▶ **WRITTEN REQUEST**
Take the line containing "Clone this chart in seaborn and matplotlib." as the first line and the line containing "import seaborn as sns" as the last, and output that span verbatim without any images.

▶ **EXERCISE INPUT**
========================================

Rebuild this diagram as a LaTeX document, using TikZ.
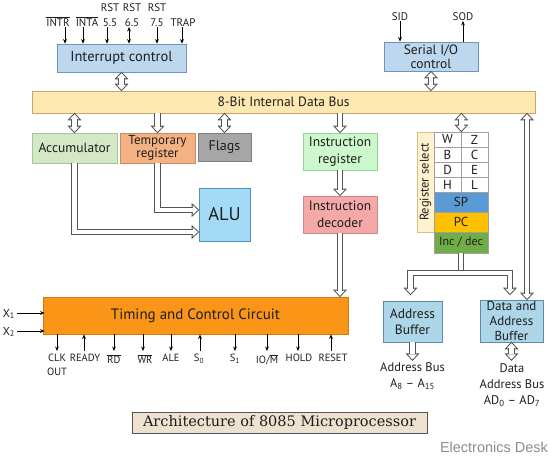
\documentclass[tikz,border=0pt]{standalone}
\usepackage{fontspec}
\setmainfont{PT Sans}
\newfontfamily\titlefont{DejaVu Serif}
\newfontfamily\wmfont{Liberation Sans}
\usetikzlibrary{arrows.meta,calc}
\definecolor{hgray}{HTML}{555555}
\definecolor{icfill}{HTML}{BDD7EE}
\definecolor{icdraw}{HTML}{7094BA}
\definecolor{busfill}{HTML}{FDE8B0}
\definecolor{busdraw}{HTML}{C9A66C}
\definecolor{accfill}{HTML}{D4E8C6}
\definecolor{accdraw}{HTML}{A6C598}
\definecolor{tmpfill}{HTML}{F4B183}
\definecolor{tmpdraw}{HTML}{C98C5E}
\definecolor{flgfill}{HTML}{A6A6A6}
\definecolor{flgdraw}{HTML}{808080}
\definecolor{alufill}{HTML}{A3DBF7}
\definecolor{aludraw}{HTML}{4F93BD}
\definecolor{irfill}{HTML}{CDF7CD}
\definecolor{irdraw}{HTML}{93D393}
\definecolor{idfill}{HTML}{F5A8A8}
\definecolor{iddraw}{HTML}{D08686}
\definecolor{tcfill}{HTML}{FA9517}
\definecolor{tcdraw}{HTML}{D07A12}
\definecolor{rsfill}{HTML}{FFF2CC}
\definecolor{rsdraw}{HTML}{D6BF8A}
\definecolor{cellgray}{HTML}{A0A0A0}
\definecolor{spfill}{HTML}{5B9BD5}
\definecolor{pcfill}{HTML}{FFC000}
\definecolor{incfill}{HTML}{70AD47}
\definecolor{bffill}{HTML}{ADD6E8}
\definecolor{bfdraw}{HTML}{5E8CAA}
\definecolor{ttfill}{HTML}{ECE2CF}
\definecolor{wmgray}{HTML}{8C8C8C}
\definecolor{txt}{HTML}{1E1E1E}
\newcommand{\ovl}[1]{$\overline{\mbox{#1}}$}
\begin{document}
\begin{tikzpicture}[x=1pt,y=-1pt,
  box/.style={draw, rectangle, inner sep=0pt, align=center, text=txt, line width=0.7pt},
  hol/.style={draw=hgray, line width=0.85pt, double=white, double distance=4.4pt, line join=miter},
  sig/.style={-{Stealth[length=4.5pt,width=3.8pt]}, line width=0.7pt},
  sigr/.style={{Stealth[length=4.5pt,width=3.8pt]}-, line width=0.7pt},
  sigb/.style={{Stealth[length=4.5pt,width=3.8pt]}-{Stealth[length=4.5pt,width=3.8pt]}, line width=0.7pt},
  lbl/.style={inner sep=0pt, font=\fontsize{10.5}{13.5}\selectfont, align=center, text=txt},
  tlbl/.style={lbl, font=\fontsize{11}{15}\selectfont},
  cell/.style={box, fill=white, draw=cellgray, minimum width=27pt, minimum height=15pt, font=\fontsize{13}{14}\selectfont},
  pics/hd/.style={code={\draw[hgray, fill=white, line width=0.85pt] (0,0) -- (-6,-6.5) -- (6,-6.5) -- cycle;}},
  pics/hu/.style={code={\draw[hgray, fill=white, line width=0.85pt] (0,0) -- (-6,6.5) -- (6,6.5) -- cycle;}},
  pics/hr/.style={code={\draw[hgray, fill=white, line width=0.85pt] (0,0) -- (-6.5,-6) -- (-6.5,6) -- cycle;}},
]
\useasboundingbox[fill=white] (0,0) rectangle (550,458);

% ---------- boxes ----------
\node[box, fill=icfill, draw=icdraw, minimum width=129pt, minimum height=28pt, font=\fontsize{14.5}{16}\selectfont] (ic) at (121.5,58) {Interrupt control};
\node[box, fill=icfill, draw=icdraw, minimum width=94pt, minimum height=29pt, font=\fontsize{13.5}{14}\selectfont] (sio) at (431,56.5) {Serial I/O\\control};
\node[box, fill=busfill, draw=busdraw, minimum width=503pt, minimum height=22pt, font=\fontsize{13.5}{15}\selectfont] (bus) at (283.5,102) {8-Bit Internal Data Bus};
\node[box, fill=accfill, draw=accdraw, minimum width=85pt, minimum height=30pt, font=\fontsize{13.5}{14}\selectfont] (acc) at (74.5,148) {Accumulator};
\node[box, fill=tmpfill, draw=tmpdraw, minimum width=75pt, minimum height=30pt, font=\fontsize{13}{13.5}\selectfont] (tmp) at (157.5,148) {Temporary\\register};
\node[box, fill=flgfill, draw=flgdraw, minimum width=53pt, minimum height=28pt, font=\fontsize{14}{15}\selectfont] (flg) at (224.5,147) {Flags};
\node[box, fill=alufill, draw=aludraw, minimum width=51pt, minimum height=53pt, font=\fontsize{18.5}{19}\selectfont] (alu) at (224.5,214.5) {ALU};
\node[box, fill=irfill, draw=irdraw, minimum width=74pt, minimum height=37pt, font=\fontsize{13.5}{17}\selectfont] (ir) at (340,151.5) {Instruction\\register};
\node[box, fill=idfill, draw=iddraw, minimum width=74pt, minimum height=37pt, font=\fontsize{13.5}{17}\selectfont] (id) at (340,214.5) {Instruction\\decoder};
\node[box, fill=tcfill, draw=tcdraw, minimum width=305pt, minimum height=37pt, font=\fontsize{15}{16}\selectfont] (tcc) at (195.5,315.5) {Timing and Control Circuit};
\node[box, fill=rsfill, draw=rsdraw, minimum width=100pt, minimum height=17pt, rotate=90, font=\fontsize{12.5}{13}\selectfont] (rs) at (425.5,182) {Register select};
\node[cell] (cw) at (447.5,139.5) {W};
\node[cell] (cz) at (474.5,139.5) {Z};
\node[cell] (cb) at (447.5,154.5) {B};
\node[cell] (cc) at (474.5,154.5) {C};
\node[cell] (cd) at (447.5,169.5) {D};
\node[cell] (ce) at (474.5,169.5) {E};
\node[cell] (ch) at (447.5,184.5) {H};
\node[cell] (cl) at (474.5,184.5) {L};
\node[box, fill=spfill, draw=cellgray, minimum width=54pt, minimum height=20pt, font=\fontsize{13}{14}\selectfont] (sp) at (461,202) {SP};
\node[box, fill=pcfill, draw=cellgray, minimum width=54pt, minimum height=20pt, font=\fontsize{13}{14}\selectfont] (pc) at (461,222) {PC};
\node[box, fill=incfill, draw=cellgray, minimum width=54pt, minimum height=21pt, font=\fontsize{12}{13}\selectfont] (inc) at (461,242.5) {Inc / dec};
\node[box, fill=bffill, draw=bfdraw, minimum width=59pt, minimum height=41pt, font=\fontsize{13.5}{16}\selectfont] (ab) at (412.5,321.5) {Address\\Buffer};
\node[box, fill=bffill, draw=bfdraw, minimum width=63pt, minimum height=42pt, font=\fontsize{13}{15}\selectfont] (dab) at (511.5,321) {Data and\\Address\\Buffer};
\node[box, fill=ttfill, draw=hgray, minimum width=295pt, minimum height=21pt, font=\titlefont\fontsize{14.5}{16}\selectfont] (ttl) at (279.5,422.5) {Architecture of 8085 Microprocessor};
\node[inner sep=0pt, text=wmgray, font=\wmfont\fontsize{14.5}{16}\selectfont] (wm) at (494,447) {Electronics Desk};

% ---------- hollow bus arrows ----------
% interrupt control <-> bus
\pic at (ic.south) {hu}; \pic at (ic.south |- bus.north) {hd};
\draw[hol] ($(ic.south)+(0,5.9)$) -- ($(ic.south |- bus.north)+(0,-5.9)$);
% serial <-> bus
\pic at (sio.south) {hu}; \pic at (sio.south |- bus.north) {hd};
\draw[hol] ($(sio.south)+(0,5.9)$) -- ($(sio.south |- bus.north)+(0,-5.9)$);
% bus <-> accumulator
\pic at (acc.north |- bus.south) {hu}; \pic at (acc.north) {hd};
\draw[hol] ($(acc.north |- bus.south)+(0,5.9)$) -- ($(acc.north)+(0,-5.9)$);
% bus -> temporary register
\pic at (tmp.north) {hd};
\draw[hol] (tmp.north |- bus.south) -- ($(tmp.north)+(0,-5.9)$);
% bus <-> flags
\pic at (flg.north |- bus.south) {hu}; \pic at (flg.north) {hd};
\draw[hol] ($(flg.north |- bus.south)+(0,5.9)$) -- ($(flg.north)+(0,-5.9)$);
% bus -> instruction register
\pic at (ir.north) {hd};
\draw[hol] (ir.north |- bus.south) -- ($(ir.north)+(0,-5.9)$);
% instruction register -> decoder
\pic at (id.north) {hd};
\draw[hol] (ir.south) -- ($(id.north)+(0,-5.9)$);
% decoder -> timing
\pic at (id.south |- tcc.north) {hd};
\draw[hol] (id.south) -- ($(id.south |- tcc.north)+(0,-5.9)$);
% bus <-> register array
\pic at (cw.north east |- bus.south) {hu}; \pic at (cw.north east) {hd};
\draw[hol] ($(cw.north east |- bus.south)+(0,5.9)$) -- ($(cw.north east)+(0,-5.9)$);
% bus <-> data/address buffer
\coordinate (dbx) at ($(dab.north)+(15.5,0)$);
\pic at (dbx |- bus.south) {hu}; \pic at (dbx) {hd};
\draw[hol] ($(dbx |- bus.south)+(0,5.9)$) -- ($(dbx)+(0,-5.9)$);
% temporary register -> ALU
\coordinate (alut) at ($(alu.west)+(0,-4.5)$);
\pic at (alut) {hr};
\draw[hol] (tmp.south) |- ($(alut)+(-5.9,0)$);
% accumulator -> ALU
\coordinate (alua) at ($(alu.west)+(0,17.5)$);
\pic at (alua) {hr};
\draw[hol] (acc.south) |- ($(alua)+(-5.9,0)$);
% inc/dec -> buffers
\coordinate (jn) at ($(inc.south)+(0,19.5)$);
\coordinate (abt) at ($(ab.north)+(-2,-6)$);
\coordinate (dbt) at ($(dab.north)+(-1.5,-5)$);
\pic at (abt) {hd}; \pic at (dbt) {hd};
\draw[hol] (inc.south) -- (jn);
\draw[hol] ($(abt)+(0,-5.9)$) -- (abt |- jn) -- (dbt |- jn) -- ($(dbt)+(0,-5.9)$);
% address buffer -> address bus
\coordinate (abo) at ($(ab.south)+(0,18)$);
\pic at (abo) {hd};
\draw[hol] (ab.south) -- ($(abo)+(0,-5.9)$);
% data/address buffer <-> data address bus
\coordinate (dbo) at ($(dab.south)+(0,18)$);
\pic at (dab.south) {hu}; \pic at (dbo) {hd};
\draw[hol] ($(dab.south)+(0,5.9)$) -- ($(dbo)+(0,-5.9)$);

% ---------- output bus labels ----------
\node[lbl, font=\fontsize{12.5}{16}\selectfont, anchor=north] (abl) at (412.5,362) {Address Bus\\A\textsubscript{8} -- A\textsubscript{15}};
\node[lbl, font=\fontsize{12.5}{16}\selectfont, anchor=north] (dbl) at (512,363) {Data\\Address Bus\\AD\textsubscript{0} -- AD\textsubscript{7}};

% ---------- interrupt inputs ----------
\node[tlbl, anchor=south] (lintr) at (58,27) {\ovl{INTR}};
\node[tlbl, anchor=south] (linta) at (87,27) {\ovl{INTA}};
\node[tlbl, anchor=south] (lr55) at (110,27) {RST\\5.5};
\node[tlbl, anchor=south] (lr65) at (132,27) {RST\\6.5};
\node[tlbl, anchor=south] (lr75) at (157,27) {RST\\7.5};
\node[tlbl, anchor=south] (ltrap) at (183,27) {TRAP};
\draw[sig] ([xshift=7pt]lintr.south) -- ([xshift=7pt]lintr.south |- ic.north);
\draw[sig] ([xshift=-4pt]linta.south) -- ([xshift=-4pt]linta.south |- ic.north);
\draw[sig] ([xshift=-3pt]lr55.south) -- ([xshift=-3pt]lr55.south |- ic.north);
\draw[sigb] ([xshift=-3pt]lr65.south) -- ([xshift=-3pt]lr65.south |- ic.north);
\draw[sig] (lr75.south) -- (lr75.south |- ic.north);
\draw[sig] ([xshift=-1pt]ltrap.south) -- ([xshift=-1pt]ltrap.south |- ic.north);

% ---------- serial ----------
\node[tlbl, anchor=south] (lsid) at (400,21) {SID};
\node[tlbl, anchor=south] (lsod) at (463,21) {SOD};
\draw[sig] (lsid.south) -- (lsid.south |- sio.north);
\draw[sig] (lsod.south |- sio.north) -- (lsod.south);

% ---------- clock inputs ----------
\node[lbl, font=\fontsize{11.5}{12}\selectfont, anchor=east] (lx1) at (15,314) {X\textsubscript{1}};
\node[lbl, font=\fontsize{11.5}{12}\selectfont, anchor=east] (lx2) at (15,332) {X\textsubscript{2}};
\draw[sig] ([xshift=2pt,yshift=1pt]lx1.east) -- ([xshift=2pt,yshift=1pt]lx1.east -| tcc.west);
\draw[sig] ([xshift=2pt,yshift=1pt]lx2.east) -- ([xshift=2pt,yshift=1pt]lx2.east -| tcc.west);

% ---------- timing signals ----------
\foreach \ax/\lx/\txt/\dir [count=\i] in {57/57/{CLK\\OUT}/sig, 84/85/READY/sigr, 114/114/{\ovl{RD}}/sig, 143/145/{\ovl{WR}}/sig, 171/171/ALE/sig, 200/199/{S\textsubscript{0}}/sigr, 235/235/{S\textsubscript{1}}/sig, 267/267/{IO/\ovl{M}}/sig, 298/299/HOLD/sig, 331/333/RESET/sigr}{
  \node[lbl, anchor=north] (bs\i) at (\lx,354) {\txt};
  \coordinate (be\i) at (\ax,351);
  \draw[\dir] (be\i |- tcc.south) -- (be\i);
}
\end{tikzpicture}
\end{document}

========================================

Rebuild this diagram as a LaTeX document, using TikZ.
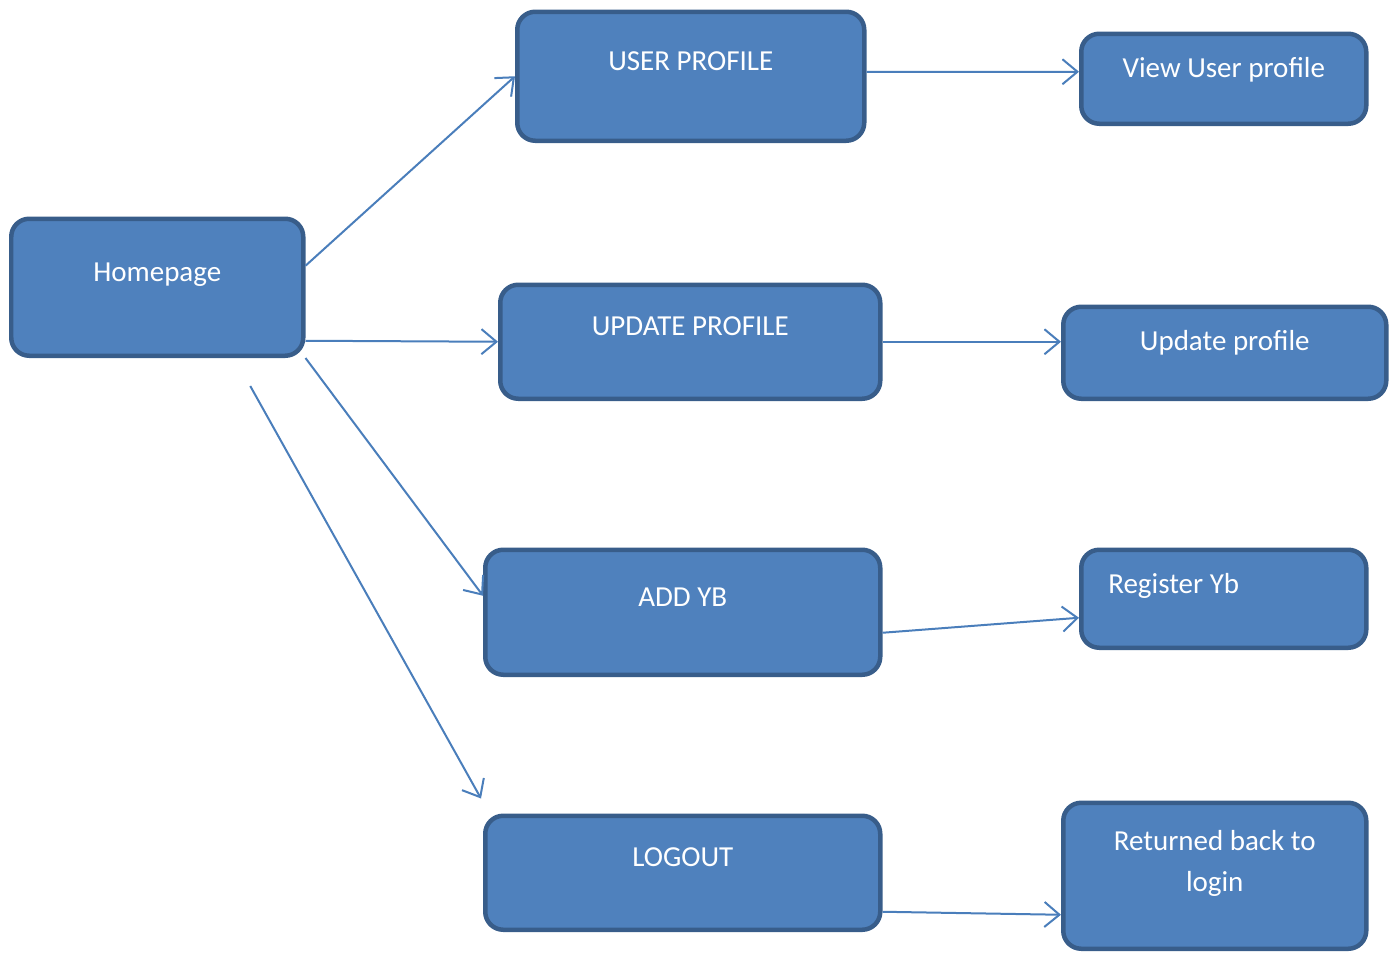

========================================

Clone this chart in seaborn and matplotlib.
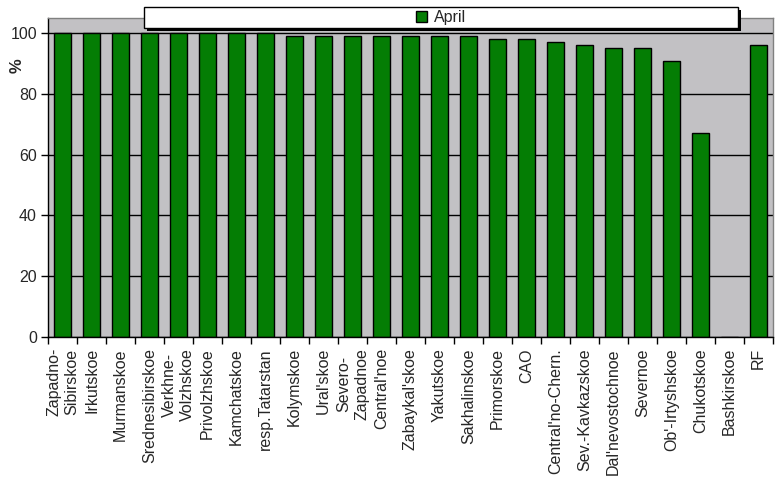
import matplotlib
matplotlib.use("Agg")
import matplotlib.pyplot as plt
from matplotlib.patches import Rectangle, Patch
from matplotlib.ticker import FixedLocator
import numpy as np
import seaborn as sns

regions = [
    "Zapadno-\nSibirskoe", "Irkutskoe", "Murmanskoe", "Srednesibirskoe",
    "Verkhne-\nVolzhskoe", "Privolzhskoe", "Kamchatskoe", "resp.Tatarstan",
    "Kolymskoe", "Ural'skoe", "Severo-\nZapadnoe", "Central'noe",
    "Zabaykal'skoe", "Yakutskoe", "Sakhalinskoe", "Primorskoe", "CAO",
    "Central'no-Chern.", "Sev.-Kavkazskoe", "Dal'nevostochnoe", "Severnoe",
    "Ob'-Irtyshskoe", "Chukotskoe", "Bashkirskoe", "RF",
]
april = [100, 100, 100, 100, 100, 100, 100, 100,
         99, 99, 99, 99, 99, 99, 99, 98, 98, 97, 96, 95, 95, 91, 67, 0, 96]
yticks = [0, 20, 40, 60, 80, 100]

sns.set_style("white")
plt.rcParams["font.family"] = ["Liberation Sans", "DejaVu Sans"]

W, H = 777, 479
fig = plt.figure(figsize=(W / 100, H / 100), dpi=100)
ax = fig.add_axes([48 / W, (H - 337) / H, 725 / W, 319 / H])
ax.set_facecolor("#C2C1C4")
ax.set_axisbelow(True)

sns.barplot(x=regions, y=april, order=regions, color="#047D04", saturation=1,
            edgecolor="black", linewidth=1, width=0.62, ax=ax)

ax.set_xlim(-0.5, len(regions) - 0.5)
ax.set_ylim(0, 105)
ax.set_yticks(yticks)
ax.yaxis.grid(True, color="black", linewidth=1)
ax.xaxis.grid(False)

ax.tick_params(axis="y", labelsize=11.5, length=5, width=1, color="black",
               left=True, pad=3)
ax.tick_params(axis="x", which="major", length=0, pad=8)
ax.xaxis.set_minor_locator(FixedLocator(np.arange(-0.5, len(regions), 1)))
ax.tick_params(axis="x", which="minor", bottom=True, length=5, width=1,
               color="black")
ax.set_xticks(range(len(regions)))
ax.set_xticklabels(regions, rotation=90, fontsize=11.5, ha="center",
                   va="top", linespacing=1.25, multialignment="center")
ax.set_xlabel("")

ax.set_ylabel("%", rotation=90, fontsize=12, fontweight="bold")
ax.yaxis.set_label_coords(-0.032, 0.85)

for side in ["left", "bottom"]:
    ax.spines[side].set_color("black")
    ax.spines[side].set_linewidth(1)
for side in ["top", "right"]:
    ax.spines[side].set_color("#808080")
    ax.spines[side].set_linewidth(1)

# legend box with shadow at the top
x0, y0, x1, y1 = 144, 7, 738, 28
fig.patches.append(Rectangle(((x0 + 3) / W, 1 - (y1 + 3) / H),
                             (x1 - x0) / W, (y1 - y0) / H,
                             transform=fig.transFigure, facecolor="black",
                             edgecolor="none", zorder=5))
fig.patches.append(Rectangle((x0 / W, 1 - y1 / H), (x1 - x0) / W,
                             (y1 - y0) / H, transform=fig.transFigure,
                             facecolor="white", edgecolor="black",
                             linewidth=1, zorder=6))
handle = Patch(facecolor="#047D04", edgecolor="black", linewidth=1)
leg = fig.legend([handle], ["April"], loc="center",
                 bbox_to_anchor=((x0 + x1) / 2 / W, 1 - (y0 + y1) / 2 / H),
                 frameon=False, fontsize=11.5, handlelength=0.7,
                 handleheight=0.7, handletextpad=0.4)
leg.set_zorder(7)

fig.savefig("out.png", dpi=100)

========================================

▶ **EXERCISE RESPONSE**
Clone this chart in seaborn and matplotlib.
import matplotlib
matplotlib.use("Agg")
import matplotlib.pyplot as plt
from matplotlib.patches import Rectangle, Patch
from matplotlib.ticker import FixedLocator
import numpy as np
import seaborn as sns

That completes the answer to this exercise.